Objective: Please return exactly the run of lines that begins with the line containing "Reproduce this chart with matplotlib." and ends with the line containing "import matplotlib.pyplot as plt", pictures excluded.

━━━━━ Information supplied

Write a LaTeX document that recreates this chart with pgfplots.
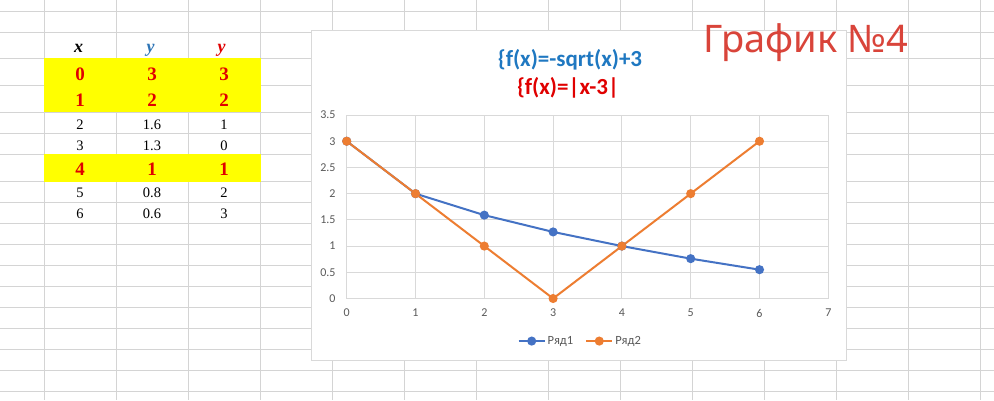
\documentclass[border=0pt]{standalone}
\usepackage{pgfplots}
\pgfplotsset{compat=1.18}
\usepackage{fontspec}
\setmainfont{Carlito}
\newfontfamily\tabfont{Liberation Serif}
\newfontfamily\bigfont{Noto Sans}

\definecolor{sheetgrid}{HTML}{D4D4D4}
\definecolor{cellyellow}{HTML}{FFFF00}
\definecolor{cellred}{HTML}{E00000}
\definecolor{cellblue}{HTML}{2E75B6}
\definecolor{titleblue}{HTML}{1F78C1}
\definecolor{titlered}{HTML}{E00000}
\definecolor{bigred}{HTML}{D9443A}
\definecolor{seriesA}{HTML}{4472C4}
\definecolor{seriesB}{HTML}{ED7D31}
\definecolor{ticktext}{HTML}{595959}
\definecolor{plotgrid}{HTML}{D9D9D9}

\begin{document}
\begin{tikzpicture}

  % spreadsheet background, 1pt = 1px, y downwards
  \begin{scope}[x=1pt,y=-1pt]
    \useasboundingbox (0,0) rectangle (994,400);
    \fill[white] (0,0) rectangle (994,400);
    \foreach \r in {11,32.3,58.3,85.3,112.3,133.3,154.3,181.5,202.3,223,244,265,286,307,328,349,370,391}
      \draw[sheetgrid, line width=1pt] (0,\r) -- (994,\r);
    \foreach \c in {44.5,116.5,188.5,260.5,332.5,404.5,476.5,548.5,620.5,692.5,764.5,836.5,908.5,980.5}
      \draw[sheetgrid, line width=1pt] (\c,0) -- (\c,400);

    % highlighted rows
    \fill[cellyellow] (44,58.3) rectangle (261,112.3);
    \fill[cellyellow] (44,154.3) rectangle (261,181.5);

    % table
    \begin{scope}[every node/.style={anchor=base, inner sep=0pt}]
      \node[font=\tabfont\fontsize{18}{18}\selectfont\bfseries\itshape] at (78.5,52.3) {x};
      \node[font=\tabfont\fontsize{18}{18}\selectfont\bfseries\itshape, text=cellblue] at (150.5,52.3) {y};
      \node[font=\tabfont\fontsize{18}{18}\selectfont\bfseries\itshape, text=cellred] at (221.5,52.3) {y};
      \foreach \b/\a/\s/\t in {80/0/3/3, 106/1/2/2, 175.7/4/1/1} {
        \node[font=\tabfont\fontsize{19}{19}\selectfont\bfseries, text=cellred] at (80,\b) {\a};
        \node[font=\tabfont\fontsize{19}{19}\selectfont\bfseries, text=cellred] at (152,\b) {\s};
        \node[font=\tabfont\fontsize{19}{19}\selectfont\bfseries, text=cellred] at (224,\b) {\t};
      }
      \foreach \b/\a/\s/\t in {129.3/2/1.6/1, 150.3/3/1.3/0, 197.7/5/0.8/2, 218.7/6/0.6/3} {
        \node[font=\tabfont\fontsize{14.5}{14.5}\selectfont] at (80,\b) {\a};
        \node[font=\tabfont\fontsize{14.5}{14.5}\selectfont] at (152,\b) {\s};
        \node[font=\tabfont\fontsize{14.5}{14.5}\selectfont] at (224,\b) {\t};
      }
    \end{scope}

    % chart area
    \draw[plotgrid, fill=white, line width=1pt] (311.7,30) rectangle (846,360);
    \node[font=\fontsize{23}{23}\selectfont\bfseries, text=titleblue] at (570,60) {\{f(x)=-sqrt(x)+3};
    \node[font=\fontsize{23}{23}\selectfont\bfseries, text=titlered] at (568,88.3) {\{f(x)=|x-3|};

    % sheet heading
    \node[font=\bigfont\fontsize{38}{38}\selectfont, text=bigred, anchor=base west, inner sep=0pt] at (703,52) {График №4};
  \end{scope}

  \begin{axis}[
    at={(346.7pt,-298.5pt)},
    anchor=south west,
    scale only axis,
    width=481.6pt,
    height=183.5pt,
    xmin=0, xmax=7,
    ymin=0, ymax=3.5,
    xtick={0,1,...,7},
    ytick={0,0.5,...,3.5},
    axis line style={draw=none},
    major tick length=0pt,
    grid=major,
    major grid style={draw=plotgrid, line width=1pt},
    /pgf/number format/assume math mode=true,
    tick label style={font=\fontsize{12}{12}\selectfont, text=ticktext, inner sep=0pt},
    xticklabel style={anchor=north, yshift=-10.5pt},
    yticklabel style={anchor=east, xshift=-11pt},
    legend columns=2,
    legend style={at={(0.485,-0.232)}, anchor=center, draw=none, fill=none,
      font=\fontsize{12.5}{12.5}\selectfont, text=ticktext,
      /tikz/every even column/.append style={column sep=10pt},
      inner sep=0pt},
    legend cell align=left,
    legend image code/.code={
      \draw[mark repeat=2, mark phase=2, #1] plot coordinates {(0pt,0pt) (13pt,0pt) (26pt,0pt)};
    },
  ]

  \addplot[seriesA, line width=2pt, mark=*, mark size=3.5pt, mark options={solid, fill=seriesA}]
    coordinates {(0,3) (1,2) (2,1.59) (3,1.27) (4,1) (5,0.76) (6,0.55)};
  \addlegendentry{Ряд1}

  \addplot[seriesB, line width=2pt, mark=*, mark size=3.5pt, mark options={solid, fill=seriesB}]
    coordinates {(0,3) (1,2) (2,1) (3,0) (4,1) (5,2) (6,3)};
  \addlegendentry{Ряд2}

  \end{axis}

\end{tikzpicture}
\end{document}
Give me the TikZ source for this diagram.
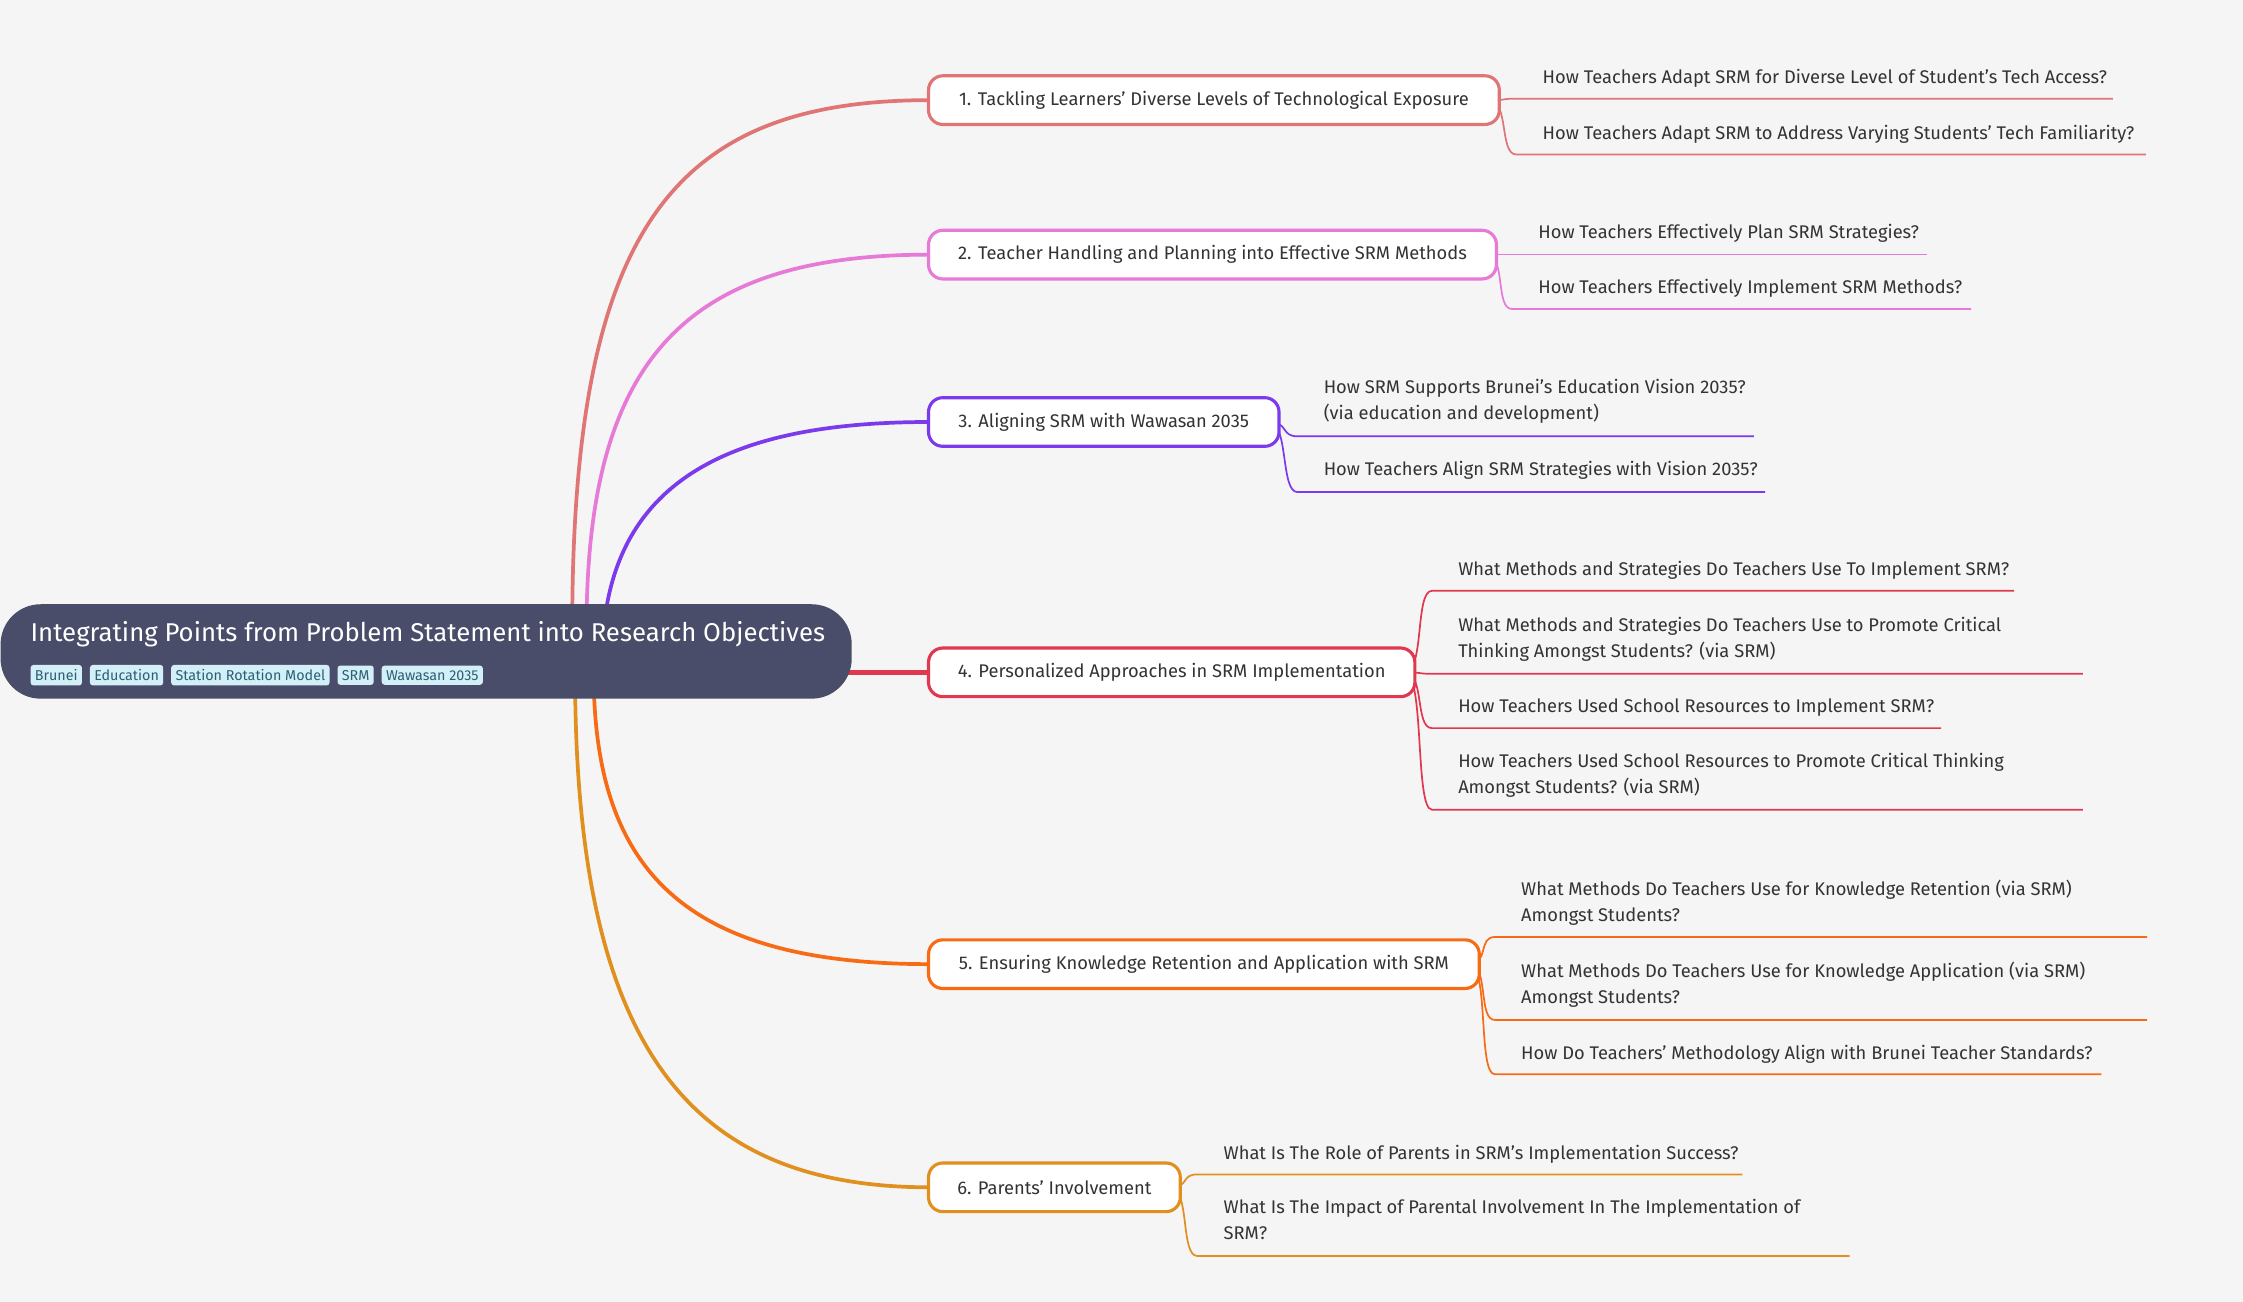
\documentclass[tikz,border=0pt]{standalone}
\usepackage{fontspec}
\setmainfont{Fira Sans}
\definecolor{bg}{HTML}{F5F5F5}
\definecolor{rootc}{HTML}{4A4D69}
\definecolor{tagc}{HTML}{D3F0F8}
\definecolor{tagt}{HTML}{2B5F73}
\definecolor{txt}{HTML}{333333}
\definecolor{cA}{HTML}{E07575}
\definecolor{cB}{HTML}{E67AD6}
\definecolor{cC}{HTML}{7C3AED}
\definecolor{cD}{HTML}{E0394F}
\definecolor{cE}{HTML}{F76B15}
\definecolor{cF}{HTML}{E0901F}
\tikzset{
 br/.style={draw=#1,line width=1.1pt,fill=white,rounded corners=5pt,inner xsep=6pt,minimum height=17pt,anchor=west,font=\fontsize{6.4}{8}\selectfont,text=txt,align=left},
 ch/.style={anchor=north west,inner sep=0pt,font=\fontsize{6.4}{9}\selectfont,text=txt,align=left},
 tag/.style={fill=tagc,rounded corners=1pt,inner xsep=1.5pt,inner ysep=1.6pt,font=\fontsize{5}{6}\selectfont,text=tagt,anchor=west},
}
% child: color, nodeRightX, nodeMidY, textX, textTopY, ulY, endX, text, name
\newcommand{\kid}[9]{%
 \node[ch] (#9) at (#4,#5+2) {#8};
 \coordinate (#9s) at (#4-18,#6);
 \coordinate (#9e) at (#7,#6);
 \draw[#1,line width=0.6pt] (#2-6,#3) .. controls (#2+8,#3) and (#4-30,#6) .. (#9s) -- (#9e);
}
\begin{document}
\begin{tikzpicture}[x=0.5pt,y=-0.5pt]
\fill[bg] (0,0) rectangle (1568,910);
\useasboundingbox (0,0) rectangle (1568,910);
% main connectors
\draw[cA,line width=1.3pt] (400,440) .. controls (400,160) and (470,70) .. (650,70);
\draw[cB,line width=1.3pt] (410,440) .. controls (410,250) and (480,178) .. (650,178);
\draw[cC,line width=1.3pt] (422,440) .. controls (432,330) and (520,295) .. (650,295);
\draw[cD,line width=1.8pt] (590,470) -- (650,470);
\draw[cE,line width=1.3pt] (415,470) .. controls (415,610) and (480,674) .. (650,674);
\draw[cF,line width=1.3pt] (402,470) .. controls (402,730) and (480,830) .. (650,830);
% root
\node[fill=rootc,rounded corners=14pt,minimum width=297.5pt,minimum height=33pt,anchor=north west,inner sep=0pt] (root) at (0,422) {};
\node[anchor=west,inner sep=0pt,text=white,font=\fontsize{9}{10}\selectfont] (title) at (21,443) {Integrating Points from Problem Statement into Research Objectives};
\node[tag] (t1) at (21,472) {Brunei};
\node[tag] (t2) at (t1.east) [xshift=2.4pt] {Education};
\node[tag] (t3) at (t2.east) [xshift=2.4pt] {Station Rotation Model};
\node[tag] (t4) at (t3.east) [xshift=2.4pt] {SRM};
\node[tag] (t5) at (t4.east) [xshift=2.4pt] {Wawasan 2035};
% children
\kid{cA}{1047}{70}{1078}{46}{69}{1477}{How Teachers Adapt SRM for Diverse Level of Student's Tech Access?}{a1}
\kid{cA}{1047}{70}{1078}{85}{108}{1500}{How Teachers Adapt SRM to Address Varying Students' Tech Familiarity?}{a2}
\kid{cB}{1045}{178}{1075}{154}{178}{1347}{How Teachers Effectively Plan SRM Strategies?}{b1c}
\kid{cB}{1045}{178}{1075}{193}{216}{1378}{How Teachers Effectively Implement SRM Methods?}{b2c}
\kid{cC}{893}{295}{925}{263}{305}{1226}{How SRM Supports Brunei's Education Vision 2035?\\(via education and development)}{c1}
\kid{cC}{893}{295}{925}{320}{344}{1234}{How Teachers Align SRM Strategies with Vision 2035?}{c2}
\kid{cD}{988}{470}{1019}{390}{413}{1408}{What Methods and Strategies Do Teachers Use To Implement SRM?}{d1}
\kid{cD}{988}{470}{1019}{429}{471}{1456}{What Methods and Strategies Do Teachers Use to Promote Critical\\Thinking Amongst Students? (via SRM)}{d2}
\kid{cD}{988}{470}{1019}{486}{509}{1357}{How Teachers Used School Resources to Implement SRM?}{d3}
\kid{cD}{988}{470}{1019}{524}{566}{1456}{How Teachers Used School Resources to Promote Critical Thinking\\Amongst Students? (via SRM)}{d4}
\kid{cE}{1033}{674}{1063}{613}{655}{1501}{What Methods Do Teachers Use for Knowledge Retention (via SRM)\\Amongst Students?}{e1}
\kid{cE}{1033}{674}{1063}{670}{713}{1501}{What Methods Do Teachers Use for Knowledge Application (via SRM)\\Amongst Students?}{e2}
\kid{cE}{1033}{674}{1063}{728}{751}{1469}{How Do Teachers' Methodology Align with Brunei Teacher Standards?}{e3}
\kid{cF}{824}{830}{855}{798}{821}{1218}{What Is The Role of Parents in SRM's Implementation Success?}{f1}
\kid{cF}{824}{830}{855}{836}{878}{1293}{What Is The Impact of Parental Involvement In The Implementation of\\SRM?}{f2}
% branches (on top of child connector starts)
\node[br=cA,minimum width=199.5pt] (b1) at (648,70) {1. Tackling Learners' Diverse Levels of Technological Exposure};
\node[br=cB,minimum width=198.5pt] (b2) at (648,178) {2. Teacher Handling and Planning into Effective SRM Methods};
\node[br=cC,minimum width=122.5pt] (b3) at (648,295) {3. Aligning SRM with Wawasan 2035};
\node[br=cD,minimum width=170pt] (b4) at (648,470) {4. Personalized Approaches in SRM Implementation};
\node[br=cE,minimum width=192.5pt] (b5) at (648,674) {5. Ensuring Knowledge Retention and Application with SRM};
\node[br=cF,minimum width=88pt] (b6) at (648,830) {6. Parents' Involvement};
\end{tikzpicture}
\end{document}
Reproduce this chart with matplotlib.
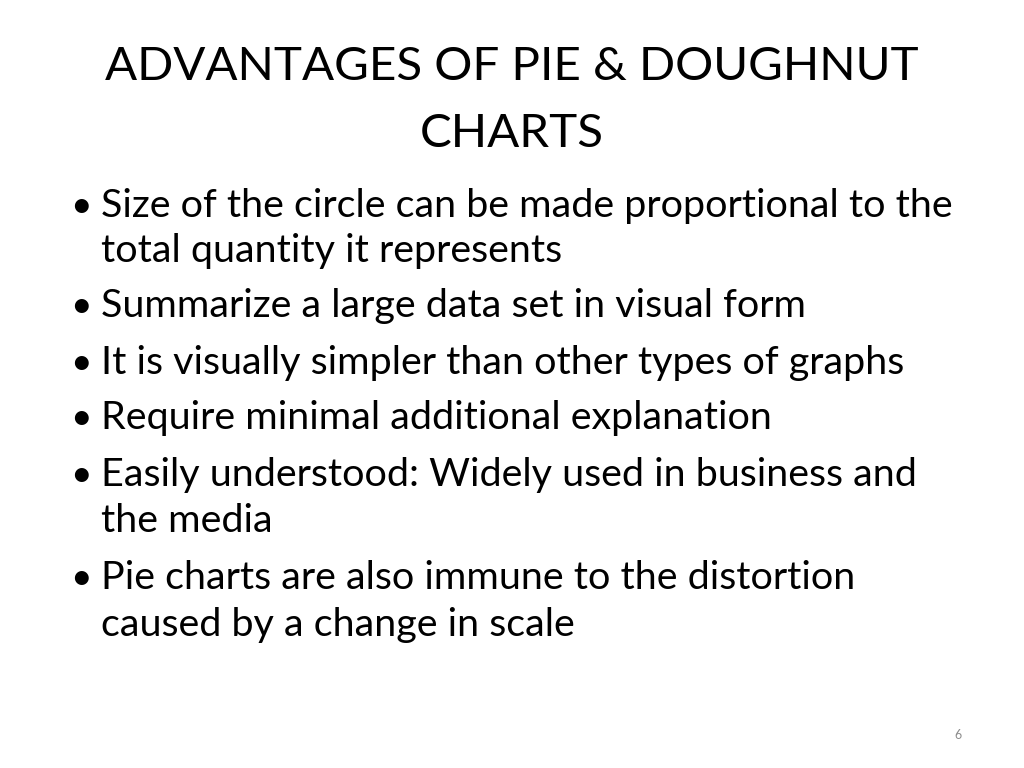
import matplotlib
matplotlib.use("Agg")
import matplotlib.pyplot as plt

# slide content
title_lines = ["ADVANTAGES OF PIE & DOUGHNUT", "CHARTS"]
bullets = [
    ["Size of the circle can be made proportional to the",
     "total quantity it represents"],
    ["Summarize a large data set in visual form"],
    ["It is visually simpler than other types of graphs"],
    ["Require minimal additional explanation"],
    ["Easily understood: Widely used in business and",
     "the media"],
    ["Pie charts are also immune to the distortion",
     "caused by a change in scale"],
]
page_number = "6"

W, H = 1024, 768
FONT = "Lato"

fig = plt.figure(figsize=(W / 100, H / 100), dpi=100)
fig.patch.set_facecolor("white")
renderer = fig.canvas.get_renderer()


def px(x, y):
    return x / W, 1 - y / H


def fit_size(text, target_width, start=30):
    t = fig.text(0, 0, text, fontsize=start, family=FONT)
    w = t.get_window_extent(renderer).width
    t.remove()
    return start * target_width / w


title_fs = fit_size(title_lines[0], 810)
body_fs = fit_size(bullets[0][0], 851)

# title
for line, base in zip(title_lines, [80, 147]):
    fig.text(*px(512, base), line, fontsize=title_fs, family=FONT,
             ha="center", va="baseline", color="black")

# bullet list
baselines = [217, 262, 317, 374, 429, 486, 532, 589, 636]
i = 0
for item in bullets:
    for j, line in enumerate(item):
        y = baselines[i]
        if j == 0:
            fig.text(*px(81, y), "\u2022", fontsize=body_fs * 0.95,
                     family=FONT, ha="center", va="baseline", color="black")
        fig.text(*px(101, y), line, fontsize=body_fs, family=FONT,
                 ha="left", va="baseline", color="black")
        i += 1

fig.text(*px(958, 739), page_number, fontsize=9, family=FONT,
         ha="center", va="baseline", color="#8c8c8c")

fig.savefig("out.png", dpi=100, facecolor="white")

━━━━━━━━━━

Answer for the task:
Reproduce this chart with matplotlib.
import matplotlib
matplotlib.use("Agg")
import matplotlib.pyplot as plt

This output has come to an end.